Francis Crick

Francis Crick is responsible for discovering, along with James Watson, the double-helix structure of the DNA strand.

Synopsis

Biophysicist Francis Crick was born in Northampton, England, in 1916. He helped develop radar and magnetic mines during World War II. After the war, he began researching the structure of DNA for the University of Cambridge Medical Research Council at its Cavendish Laboratory with James D. Watson. He shared the Nobel Prize for Physiology or Medicine in 1962 for his work and continued conducting research until his death in 2004.

Early Years

Francis Harry Compton Crick was born on June 8, 1916, in Northampton, England, and was educated at Northampton Grammar School and Mill Hill School in London. He attended University College London, where he studied physics, graduating with a Bachelor of Science degree in 1937. He soon began conducting research toward a Ph.D., but, in 1939, his path was interrupted by the outbreak of World War II. During the war, he was involved in military research, working on the development of magnetic and acoustic mines. After the war, Dr. R.V. Jones, the head of Britain's wartime scientific intelligence wanted Crick to continue his work, but Crick decided to continue his studies, this time in biology, of which he knew very little at this point.

Supported chiefly by a scholarship from the Medical Research Council, Francis Crick went to Cambridge and worked at the Strangeways Research Laboratory before moving on to Cavendish Laboratory in Cambridge in 1949. An young American biologist named James Watson began his research at the lab in 1951, and he and Crick formed a collaborative working relationship unraveling the mysteries of the structure of DNA. Crick earned his Ph.D. from the University of Cambridge's Gonville and Caius College in 1954.

DNA Research

Crick found inspiration in something he read from Erwin Schrödinger—"How can the events of space and time which take place within the. . .living organism be accounted for by physics and chemistry?"—and Watson convinced Crick that unlocking the secrets of DNA's structure would both provide the answer to Schrödinger's question and reveal DNA's hereditary role. Using X-ray diffraction studies of DNA, in 1953, Watson and Crick constructed a molecular model representing the known physical and chemical properties of DNA. It consisted of two intertwined spiral strands, resembling a twisted ladder (referred to as the "double helix"). They hypothesized that if the two sides split from one another, each side would become the basis for a pattern for the formation of new strands identical to their former partners. This theory and subsequent research led to an explanation of the process behind the replication of a gene and, eventually, the chromosome.

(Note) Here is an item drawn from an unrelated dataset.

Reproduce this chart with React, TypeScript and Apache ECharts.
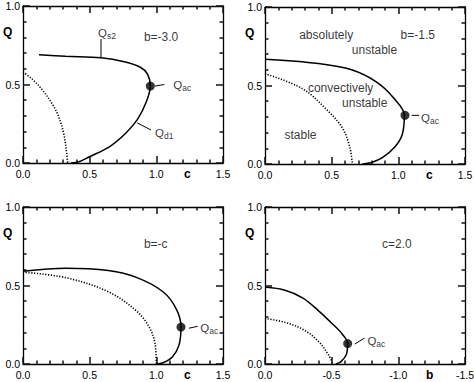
import React, { useEffect, useRef } from "react";
import * as echarts from "echarts";

// ---------- data ----------
// Panel 1: b = -3.0, x = c
const outer1: [number, number][] = [
  [0.12, 0.69], [0.32, 0.68], [0.585, 0.67], [0.76, 0.645], [0.88, 0.61], [0.935, 0.565],
  [0.955, 0.49], [0.925, 0.39], [0.86, 0.28], [0.77, 0.19], [0.65, 0.105], [0.5, 0.04], [0.42, 0.008], [0.36, 0.0],
];
const inner1: [number, number][] = [
  [0, 0.58], [0.075, 0.53], [0.15, 0.46], [0.22, 0.375], [0.265, 0.3], [0.305, 0.19], [0.325, 0.08], [0.335, 0.0],
];
const dot1: [number, number] = [0.955, 0.49];

// Panel 2: b = -1.5, x = c
const outer2: [number, number][] = [
  [0, 0.667], [0.4, 0.64], [0.65, 0.6], [0.84, 0.52], [0.965, 0.42], [1.045, 0.31],
  [1.03, 0.19], [0.975, 0.11], [0.88, 0.04], [0.8, 0.01], [0.73, 0.0],
];
const inner2: [number, number][] = [
  [0, 0.575], [0.28, 0.48], [0.47, 0.34], [0.58, 0.23], [0.635, 0.11], [0.655, 0.0],
];
const dot2: [number, number] = [1.05, 0.31];

// Panel 3: b = -c, x = c
const outer3: [number, number][] = [
  [0, 0.59], [0.32, 0.61], [0.64, 0.595], [0.855, 0.55], [1.05, 0.46], [1.15, 0.35],
  [1.185, 0.235], [1.17, 0.12], [1.12, 0.045], [1.05, 0.008], [1.0, 0.0],
];
const inner3: [number, number][] = [
  [0, 0.585], [0.32, 0.55], [0.64, 0.46], [0.855, 0.335], [0.95, 0.23], [0.99, 0.13], [1.0, 0.0],
];
const dot3: [number, number] = [1.185, 0.235];

// Panel 4: c = 2.0, x = b
const outer4: [number, number][] = [
  [0, 0.49], [-0.15, 0.47], [-0.285, 0.42], [-0.4, 0.34], [-0.5, 0.26], [-0.58, 0.19], [-0.62, 0.13],
  [-0.61, 0.06], [-0.57, 0.015], [-0.53, 0.0],
];
const inner4: [number, number][] = [
  [0, 0.29], [-0.15, 0.265], [-0.285, 0.22], [-0.4, 0.145], [-0.475, 0.06], [-0.51, 0.0],
];
const dot4: [number, number] = [-0.62, 0.13];

// annotations: [x, y, text] in data coordinates
const notes1: [number, number, string][] = [
  [0.907, 0.8, "b=-3.0"],
  [0.563, 0.83, "{m|Q}{s|s2}"],
  [1.127, 0.5, "{m|Q}{s|ac}"],
  [0.99, 0.19, "{m|Q}{s|d1}"],
];
const leaders1: [number, number][][] = [
  [[0.585, 0.79], [0.585, 0.675]],
  [[0.99, 0.49], [1.06, 0.5]],
  [[0.856, 0.256], [0.96, 0.21]],
];
const notes2: [number, number, string][] = [
  [0.256, 0.824, "absolutely"],
  [0.651, 0.723, "unstable"],
  [1.017, 0.824, "b=-1.5"],
  [0.322, 0.484, "convectively"],
  [0.578, 0.39, "unstable"],
  [0.146, 0.182, "stable"],
  [1.17, 0.296, "{m|Q}{s|ac}"],
];
const leaders2: [number, number][][] = [[[1.1, 0.31], [1.156, 0.31]]];
const notes3: [number, number, string][] = [
  [0.907, 0.766, "b=-c"],
  [1.33, 0.228, "{m|Q}{s|ac}"],
];
const leaders3: [number, number][][] = [[[1.244, 0.228], [1.31, 0.24]]];
const notes4: [number, number, string][] = [
  [-0.878, 0.766, "c=2.0"],
  [-0.768, 0.146, "{m|Q}{s|ac}"],
];
const leaders4: [number, number][][] = [[[-0.673, 0.127], [-0.746, 0.165]]];

// axes
const xRangeC = { min: 0, max: 1.5 };
const xRangeB = { min: -1.5, max: 0 };
const yRange = { min: 0, max: 1 };
const tickInterval = 0.5;

const FONT = "'Liberation Sans', Arial, sans-serif";

const panels = [
  { outer: outer1, inner: inner1, dot: dot1, notes: notes1, leaders: leaders1, x: xRangeC, inverse: false, xName: "c" },
  { outer: outer2, inner: inner2, dot: dot2, notes: notes2, leaders: leaders2, x: xRangeC, inverse: false, xName: "c" },
  { outer: outer3, inner: inner3, dot: dot3, notes: notes3, leaders: leaders3, x: xRangeC, inverse: false, xName: "c" },
  { outer: outer4, inner: inner4, dot: dot4, notes: notes4, leaders: leaders4, x: xRangeB, inverse: true, xName: "b" },
];

const grids = [
  { left: 23, top: 6, width: 200, height: 157 },
  { left: 265, top: 7, width: 200, height: 157 },
  { left: 23, top: 207, width: 200, height: 157 },
  { left: 265, top: 207, width: 200, height: 157 },
];

const fmt = (v: number) => (Math.abs(v) < 1e-9 ? "0.0" : v.toFixed(1));

export default function App() {
  const ref = useRef<HTMLDivElement>(null);
  useEffect(() => {
    if (!ref.current) return;
    const chart = echarts.init(ref.current, undefined, { renderer: "svg" });

    const black = "#000";
    const xAxes: any[] = [];
    const yAxes: any[] = [];
    const series: any[] = [];
    const texts: any[] = [];

    const axisCommon = () => ({
      axisLine: { show: true, onZero: false, lineStyle: { color: black, width: 1.3 } },
      axisTick: { show: true, inside: true, length: 7, lineStyle: { color: "#111", width: 1.5 } },
      minorTick: { show: true, splitNumber: 5, length: 3.5, lineStyle: { color: "#111", width: 1.5 } },
      splitLine: { show: false },
    });

    panels.forEach((p, i) => {
      ["bottom", "top"].forEach((pos) => {
        xAxes.push({
          type: "value",
          gridIndex: i,
          position: pos,
          min: p.x.min,
          max: p.x.max,
          interval: tickInterval,
          inverse: p.inverse,
          ...axisCommon(),
          axisLabel: {
            show: pos === "bottom",
            color: black,
            fontSize: 10.5,
            fontFamily: FONT,
            margin: 5,
            formatter: fmt,
          },
        });
      });
      ["left", "right"].forEach((pos) => {
        yAxes.push({
          type: "value",
          gridIndex: i,
          position: pos,
          min: yRange.min,
          max: yRange.max,
          interval: tickInterval,
          ...axisCommon(),
          axisLabel: {
            show: pos === "left",
            color: black,
            fontSize: 10.5,
            fontFamily: FONT,
            margin: 3,
            formatter: fmt,
          },
        });
      });
      const xi = i * 2;
      const yi = i * 2;
      series.push({
        type: "line",
        xAxisIndex: xi,
        yAxisIndex: yi,
        data: p.outer,
        smooth: 0.35,
        symbol: "none",
        lineStyle: { color: black, width: 1.5 },
      });
      series.push({
        type: "line",
        xAxisIndex: xi,
        yAxisIndex: yi,
        data: p.inner,
        smooth: 0.35,
        symbol: "none",
        lineStyle: { color: black, width: 1.6, type: [1.2, 1.6] },
      });
      series.push({
        type: "scatter",
        xAxisIndex: xi,
        yAxisIndex: yi,
        data: [p.dot],
        symbol: "circle",
        symbolSize: 9,
        itemStyle: { color: black },
        z: 5,
      });
      p.leaders.forEach((seg) => {
        series.push({
          type: "line",
          xAxisIndex: xi,
          yAxisIndex: yi,
          data: seg,
          symbol: "none",
          lineStyle: { color: black, width: 1 },
        });
      });
      series.push({
        type: "scatter",
        xAxisIndex: xi,
        yAxisIndex: yi,
        symbolSize: 0,
        data: p.notes.map((n) => ({ value: [n[0], n[1]], name: n[2] })),
        label: {
          show: true,
          position: "right",
          distance: 0,
          color: black,
          fontSize: 12,
          fontFamily: FONT,
          formatter: (d: any) => d.name,
          rich: {
            m: { fontSize: 11.5, fontFamily: FONT, color: black, lineHeight: 15, verticalAlign: "middle" },
            s: { fontSize: 8.5, fontFamily: FONT, color: black, lineHeight: 9, verticalAlign: "bottom" },
          },
        },
      });

      const g = grids[i];
      texts.push({
        type: "text",
        left: g.left - 20,
        top: g.top + 20,
        style: { text: "Q", font: `bold 12px ${FONT}`, fill: black },
      });
      texts.push({
        type: "text",
        left: g.left + 161,
        top: g.top + g.height + 5,
        style: { text: p.xName, font: `bold 12px ${FONT}`, fill: black },
      });
    });

    chart.setOption({
      animation: false,
      backgroundColor: "#fff",
      grid: grids.map((g) => ({ ...g, outerBoundsMode: "none" })),
      xAxis: xAxes,
      yAxis: yAxes,
      series,
      graphic: texts,
    });
    return () => chart.dispose();
  }, []);
  return (
    <div
      ref={ref}
      style={{ position: "fixed", left: 0, top: 0, width: 474, height: 382, background: "#fff" }}
    />
  );
}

Watson and Crick published a paper outlining their DNA double-helical structure in the scientific journal Nature in April 1953. To arrive at their groundbreaking discovery, they had used the work of English chemist Rosalind Franklin, a colleague of Maurice Wilkins's at King's College London, however, her contribution to their findings would go largely unrecognized until after her death. Franklin had compiled several unpublished working papers describing the structural qualities of DNA, and with her student Raymond Gosling had taken an X-ray diffraction image of DNA, known as Photo 51, which would become crucial evidence in identifying the structure of DNA. Without Franklin's knowledge or permission, Wilkins shared Photo 51 and her data with Watson. Although Watson and Crick included a footnote in their article acknowledging that they were "stimulated by a general knowledge" of Franklin's unpublished contributions, it was Watson, Crick and Wilkins who went on to receive a Nobel Prize for their work in 1962, four years after Franklin had died of ovarian cancer.

Later Years

Crick continued to study DNA, and in 1962, he became director of Cambridge University's Molecular Biology Laboratory, as well as a (non-resident) fellow of the Salk Institute in California. A few years later, he wrote Of Molecules and Men, detailing the recent biochemistry revolution that he had helped to usher in. In 1981, Crick wrote Life Itself: Its Origin and Nature, in which he suggested that life on Earth may have been seeded on another planet, and his What Mad Pursuit: A Personal View of Scientific Discovery was published in 1988.

Beyond winning the Nobel Prize, Crick was awarded the Prix Charles Leopold Meyer of the French Academy of Sciences in 1961 and the Award of Merit of the Gairdner Foundation in 1962. With Watson and Wilkins, he was presented a Lasker Foundation Award in 1960. Two years later, he was elected a Foreign Honorary Member of the American Academy of Arts and Sciences.

Francis Crick died in La Jolla, California, on July 28, 2004.